Club loans vs syndication: now it's serious
It is rare for a successful fundraising for a reputed name to shed light on some of the deeper problems in the loan market. But some recent acquisition loans in Asia have done exactly that — and have re-opened the debate between syndication and club loans.
For Asian borrowers mulling a new loan, the liquidity available right now can make it tempting to cut corners. Instead of a broad syndication covering as many markets as possible, why not just give some core relationship banks a quick call and wrap up a self-arranged club.
Borrowers going down this route and shunning general syndication have many factors in their favour. For starters, they can get away with razor-thin pricing as top level banks are sure to compete fiercely to get a slice of the action. Hand in hand with the lower cost comes ease and speed of execution. Syndications typically take at least 45 days to wrap up. Clubs are usually done and dusted within a month.
Another bonus for companies going the club route for their regular fundraising needs — general corporate purposes, working capital or refinancing — is that there is less reputational risk. If a borrower were to get a less-than-stellar response in syndication, it might hurt its chances of coming back to the market at levels that it likes.
But there is a flipside. Excessive dependence on a handful of relationship banks can disrupt a company’s long-term fundraising capacity. When times get tougher, those relationships can quickly be redefined — and not in ways that will make the borrower happy.
Banks, too, have their own sets of pro and cons when it comes to lending as a club or leading a syndication. Not only does clubbing offer paltry returns, but it also comes at the cost of lenders being unable to spread the credit risk between themselves. By going for take and hold positions, the risk simply stays on the bank’s balance sheet without any sell-down opportunities.

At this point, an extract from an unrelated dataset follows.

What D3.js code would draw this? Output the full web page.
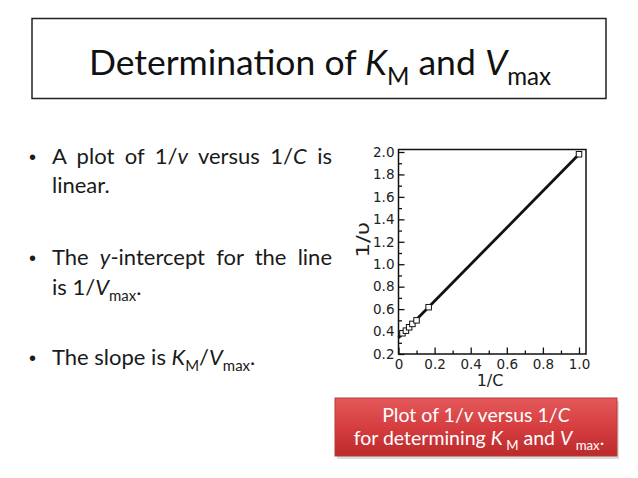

On the positive side, clubs allow banks to establish strong relationships with borrowers — which might be critical when it comes to securing the ancillary business that will allow them a reasonable return on their lending.
So has it ever been, with all these — mostly balanced — factors feeding into borrowers' and lenders' decisions on how to approach the business. But now something is changing. Clubs are increasingly being considered for more than just run-of-the-mill funding.
This month Chinese state-owned grain trader COFCO sealed a chunky $3.2bn self-arranged club — $1bn of which went towards funding its acquisition of a stake in Noble Agri. There was no problem with securing the funding: 11 banks piled into the deal. But it marked a shift — worrying, for some — in the use of proceeds of club loans.
Acquisition loans have typically been underwritten by top level banks before going into broader syndication — like Gaw Capital’s recent $526m loan via four MLABs, or Air India’s $408m aircraft acquisition bridge led by two.
Event-driven financing of this sort is only trickling into the market, and banks are therefore desperate to provide underwritten commitments. They typically earn much more for this than they do on ordinary funding, and so they worry that the club route will inevitably push pricing down below where they feel they are being adequately compensated for risk.
If they were prepared to tolerate borrowers wanting clubs for general funding, they are positively hostile to the idea that acquisition loans might go this way too.
COFCO’s deal has certainly shaken some bankers, as did Vitol’s self-arranged $2.05bn acquisition loan in May. The debate between clubs and syndication has now gone up a notch. Issuers should not dismiss it as mere noise that is of little importance as long as they get their funding.
With strategic funding, certainty of smooth execution is more important than ever. In the long run, not bothering to cultivate a deep investor base could carry a painful cost.